What do you want to know about the terrible mink threat?
I want to know how how terrible it is.
It's really terrible.
It's really, really terrible. Hordes of minks, with sharp fangs and blood- lust, are spreading out along the waterways of this country, exterminating native life wherever they go. And they all come from one small farm somewhere in the New Forest, all these thousands and thousands of savage little murderous creatures, with death in their hearts and the "Horst Wessel Song" on their lips...
That's better. That's much more scary. How will I recognise them?
Because they will come swaggering along the footpath towards you, pushing you out of their way, perhaps robbing you of your petty cash, and slashing at you and your car tyres with their sharp teeth if you resist. They will insult you and say, "Try to turn us into little fur wraps, would you? Have another think, cully!" They have foul breath and bad personal habits and their only redeeming feature, if it can be called that, is a fondness for the works of Andrew Lloyd Webber .
Why are they so foul?
Because they have grown up on a mink farm. Do not be misled by the word "farm". We are not talking about bucolic idylls. Farms today are more like prisons or concentration camps. At best, they are like a very run- down and out of control housing estate. These minks have known no other life but hardship, crime and deprivation. They lounge about in twos and threes, planning more petty crime and vandalism. They especially hate animal rights supporters, rather as delinquents hate social workers. Minks are the underclass of the natural world.
Gosh! That is even more scary than I had hoped! Do they also hate the water vole?
They couldn't give a monkey's for the water vole. To them, the water vole is just another middle class, Observer-reading victim for slaughter. Does anyone actually hate the Liberal Democrats? The water voles are the Lib Dems of the river bank.

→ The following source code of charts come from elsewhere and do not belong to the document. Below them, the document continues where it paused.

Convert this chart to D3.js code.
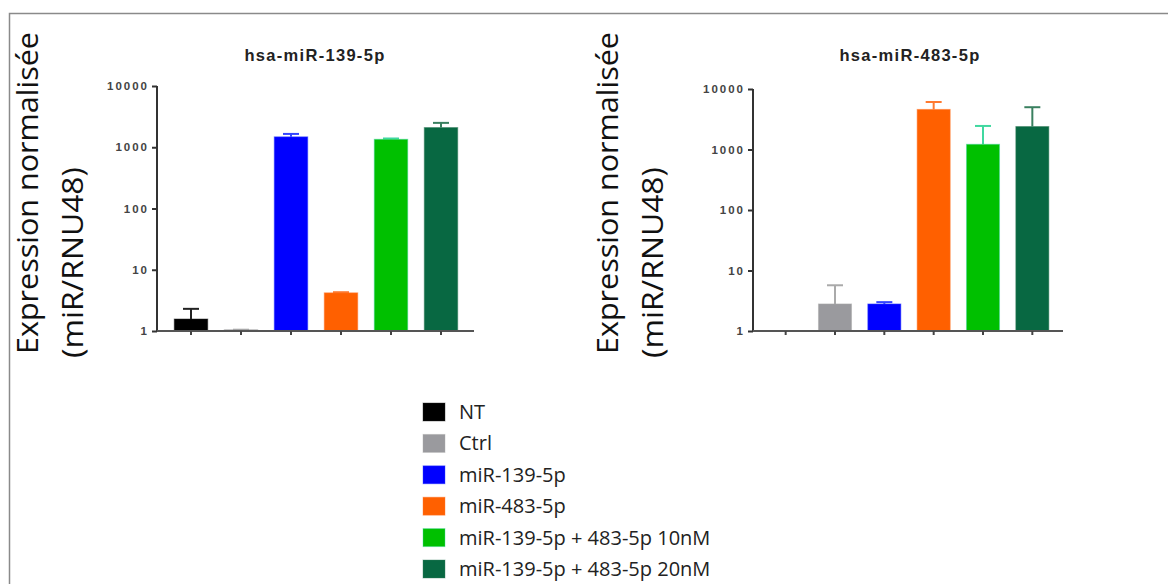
<!DOCTYPE html>
<html>
<head>
<meta charset="utf-8">
<script src="https://cdn.jsdelivr.net/npm/d3@7"></script>
<style>
  body { margin: 0; background: #fff; }
  svg { display: block; }
</style>
</head>
<body>
<svg id="main" width="1168" height="584"></svg>
<script>
var groups = ['NT', 'Ctrl', 'miR-139-5p', 'miR-483-5p', 'miR-139-5p + 483-5p 10nM', 'miR-139-5p + 483-5p 20nM']
var colors = ['#000000', '#9a9a9e', '#0000ff', '#ff6000', '#00c000', '#086842']
var errColors = ['#222222', '#aaaaaa', '#3344ff', '#ff7a30', '#40d8a0', '#3a8060']

var titles = ['hsa-miR-139-5p', 'hsa-miR-483-5p']
var means139 = [1.57, 1.05, 1480, 4.2, 1350, 2100]
var errs139 = [2.3, 1.05, 1650, 4.3, 1390, 2500]
var means483 = [null, 2.8, 2.8, 4600, 1220, 2400]
var errs483 = [null, 5.7, 3.0, 6100, 2450, 5000]
var yTicks = [1, 10, 100, 1000, 10000]

var svg = d3.select('#main')

// frame
svg.append('path')
    .attr('d', 'M9.5,584 V13.5 H1168')
    .attr('fill', 'none')
    .attr('stroke', '#8a8a8a')
    .attr('stroke-width', 1.5)

var panels = [
  { title: titles[0], means: means139, errs: errs139, ax: 157, top: 86, bottom: 331, x0: 166, x1: 466, xEnd: 474, labelX: 27, title_x: 315 },
  { title: titles[1], means: means483, errs: errs483, ax: 753, top: 89, bottom: 331, x0: 761, x1: 1057, xEnd: 1063, labelX: 607, title_x: 910 }
]

function renderPanel (p) {
  var g = svg.append('g')

  var y = d3.scaleLog().domain([1, 10000]).range([p.bottom, p.top])
  var x = d3.scaleBand().domain(groups).range([p.x0, p.x1]).paddingInner(0.33).paddingOuter(0.165)

  // y label (two lines)
  g.append('text')
      .attr('transform', `translate(${p.labelX + 11}, 354) rotate(-90)`)
      .attr('font-family', 'Open Sans')
      .attr('font-size', 29)
      .attr('textLength', 322)
      .attr('lengthAdjust', 'spacingAndGlyphs')
      .attr('fill', '#111')
      .text('Expression normalisée')
  g.append('text')
      .attr('transform', `translate(${p.labelX + 56}, 358) rotate(-90)`)
      .attr('font-family', 'Open Sans')
      .attr('font-size', 29)
      .attr('textLength', 191)
      .attr('lengthAdjust', 'spacingAndGlyphs')
      .attr('fill', '#111')
      .text('(miR/RNU48)')

  g.append('text')
      .attr('x', p.title_x)
      .attr('y', 61)
      .attr('text-anchor', 'middle')
      .attr('font-family', 'Liberation Sans')
      .attr('font-weight', 'bold')
      .attr('font-size', 16.5)
      .attr('letter-spacing', 1.3)
      .attr('fill', '#222')
      .text(p.title)

  // bars
  var data = groups.map((d, i) => ({ name: d, v: p.means[i], e: p.errs[i], c: colors[i], ec: errColors[i] }))
    .filter(d => d.v != null)

  var bars = g.selectAll('g.bar')
    .data(data)
    .enter()
    .append('g')
    .attr('class', 'bar')

  bars.append('line')
      .attr('x1', d => x(d.name) + x.bandwidth() / 2)
      .attr('x2', d => x(d.name) + x.bandwidth() / 2)
      .attr('y1', d => y(d.v))
      .attr('y2', d => y(d.e))
      .attr('stroke', d => d.ec)
      .attr('stroke-width', 2)
  bars.append('line')
      .attr('x1', d => x(d.name) + x.bandwidth() / 2 - 8)
      .attr('x2', d => x(d.name) + x.bandwidth() / 2 + 8)
      .attr('y1', d => y(d.e))
      .attr('y2', d => y(d.e))
      .attr('stroke', d => d.ec)
      .attr('stroke-width', 2)

  bars.append('rect')
      .attr('x', d => x(d.name))
      .attr('width', x.bandwidth())
      .attr('y', d => y(d.v))
      .attr('height', d => Math.max(1, y(1) - y(d.v)))
      .attr('fill', d => d.c)
      .attr('stroke', d => d.ec)
      .attr('stroke-opacity', 0.5)
      .attr('stroke-width', 1)

  // y axis
  var yAxis = d3.axisLeft(y)
      .tickValues(yTicks)
      .tickFormat(d3.format('d'))
      .tickSize(5)
      .tickPadding(3)
  var ya = g.append('g')
      .attr('transform', `translate(${p.ax}, 0)`)
      .call(yAxis)
  ya.select('.domain').attr('d', `M0,${p.top}V${p.bottom}`).attr('stroke', '#333').attr('stroke-width', 2)
  ya.selectAll('.tick line').attr('stroke', '#333').attr('stroke-width', 2)
  ya.selectAll('.tick text')
      .attr('font-family', 'Liberation Sans')
      .attr('font-weight', 'bold')
      .attr('font-size', 11.5)
      .attr('letter-spacing', 2)
      .attr('fill', '#444')

  // x axis
  var xAxis = d3.axisBottom(x).tickSize(4).tickFormat('')
  var xa = g.append('g')
      .attr('transform', `translate(0, ${p.bottom})`)
      .call(xAxis)
  xa.select('.domain').attr('d', `M${p.ax},0H${p.xEnd}`).attr('stroke', '#555').attr('stroke-width', 2)
  xa.selectAll('.tick line').attr('stroke', '#444').attr('stroke-width', 2)
}

panels.forEach(renderPanel)

// legend
var legend = svg.append('g')
    .attr('transform', 'translate(423, 403)')

var items = legend.selectAll('g')
  .data(groups)
  .enter()
  .append('g')
  .attr('transform', (d, i) => `translate(0, ${i * 31.4})`)

items.append('rect')
    .attr('width', 22)
    .attr('height', 18)
    .attr('fill', (d, i) => colors[i])
    .attr('stroke', (d, i) => errColors[i])
    .attr('stroke-opacity', 0.4)

items.append('text')
    .attr('x', 36)
    .attr('y', 16)
    .attr('font-family', 'Open Sans')
    .attr('font-size', 20)
    .attr('fill', '#222')
    .text(d => d)
</script>
</body>
</html>
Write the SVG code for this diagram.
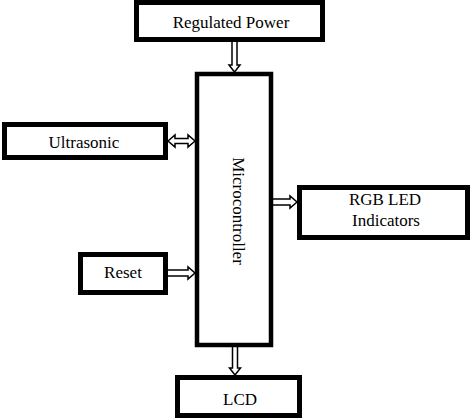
<svg xmlns="http://www.w3.org/2000/svg" width="474" height="418" viewBox="0 0 474 418">
<style>
.box{fill:#fff;stroke:#000;stroke-width:5}
.lbl{font-family:"Liberation Serif","Times New Roman",serif;font-size:17px;fill:#000;text-anchor:middle}
.arr{fill:#fff;stroke:#000;stroke-width:1.5;stroke-linejoin:miter}
</style>
<rect width="474" height="418" fill="#fff"/>
<g id="connectors">
<path class="arr" d="M232,40 V65 H229 L234.5,72 L240,65 H237 V40"/>
<path class="arr" d="M232.5,347 V368 H229.5 L235,375 L240.5,368 H237.5 V347"/>
<path class="arr" d="M273,199 H290 V196 L297,202 L290,208 V205 H273"/>
<path class="arr" d="M168,270 H188 V267 L195,273 L188,279 V276 H168"/>
<path class="arr" d="M168,141 L175,135 V138.5 H188 V135 L195,141 L188,147 V143.5 H175 V147 Z"/>
</g>
<g id="regulated-power">
<rect class="box" x="136.5" y="2.5" width="186" height="37"/>
<text class="lbl" x="231" y="28">Regulated Power</text>
</g>
<g id="microcontroller">
<rect class="box" x="197" y="74" width="74" height="271" style="stroke-width:4.5"/>
<text class="lbl" transform="translate(233,211) rotate(90)">Microcontroller</text>
</g>
<g id="ultrasonic">
<rect class="box" x="4.5" y="124.5" width="161" height="33"/>
<text class="lbl" x="84" y="148">Ultrasonic</text>
</g>
<g id="rgb-led">
<rect class="box" x="299.5" y="187.5" width="168" height="50"/>
<text class="lbl" x="385" y="205">RGB LED</text>
<text class="lbl" x="386" y="226">Indicators</text>
</g>
<g id="reset">
<rect class="box" x="80.5" y="254.5" width="85" height="38"/>
<text class="lbl" x="123" y="278">Reset</text>
</g>
<g id="lcd">
<rect class="box" x="177.5" y="377.5" width="122" height="38"/>
<text class="lbl" x="240" y="405">LCD</text>
</g>
</svg>
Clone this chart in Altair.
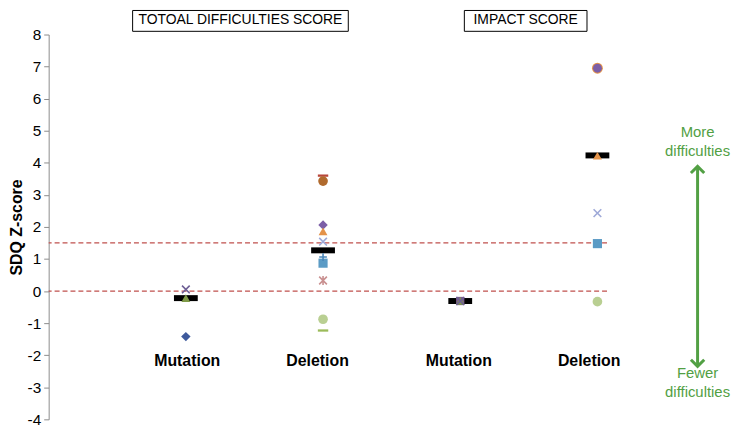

Are the minks bent on world domination, then?
No. They do not have the imagination. They just want their share. They are like any exotic species which is imported into a place without natural enemies, and runs amok, breeding, spreading and taking over.
Are you thinking of the rabbit in Australia? Or the rhododendron on National Trust properties?
I was thinking of the Anglo-Saxon invasion of Britain, actually. With mink-like savagery the Saxon race spread through the island, displacing the British inhabitants mercilessly.
Gosh! What happened to those poor people?
They fled to the Welsh hills and became the Welsh.
How awful for them!
Do not feel sorry for the Welsh. The Welsh no doubt kicked someone else out when they first got to Wales. The Irish, perhaps. When the water voles first arrived, no doubt they exterminated some harmless lizard.
Or drove them into Wales, perhaps.
Perhaps. The point is that the mink is here and now.
What about New Labour?
Yes, they are here and now, too. New Labour came flooding into the country, exterminating the Tory vote and driving Conservatives westward into the shires...
No, I really meant, what does New Labour think about the mink threat?
Nothing. The mink have no vote and need not be courted. On the other hand, they cannot be hunted, because New Labour is against hunting. If anything, New Labour is pro-mink, because the Countryside Marchers say they alone understand the countryside, so New Labour is waiting to see if the Countryside people can handle their own mink problem.
Do you think It was New Labour activists who liberated the mink then? New Labour, New Forest?
New Hampshire, New England?
So what is the best way to deal with minks?
The best way to exterminate them? Kill them? Wipe them out completely?
Er, yes, I suppose so.
Get them round to dinner at Toad's place. Give them a slap-up meal. Then, when the party's at its height, burst in and massacre them.
I will try that. Thank you very much.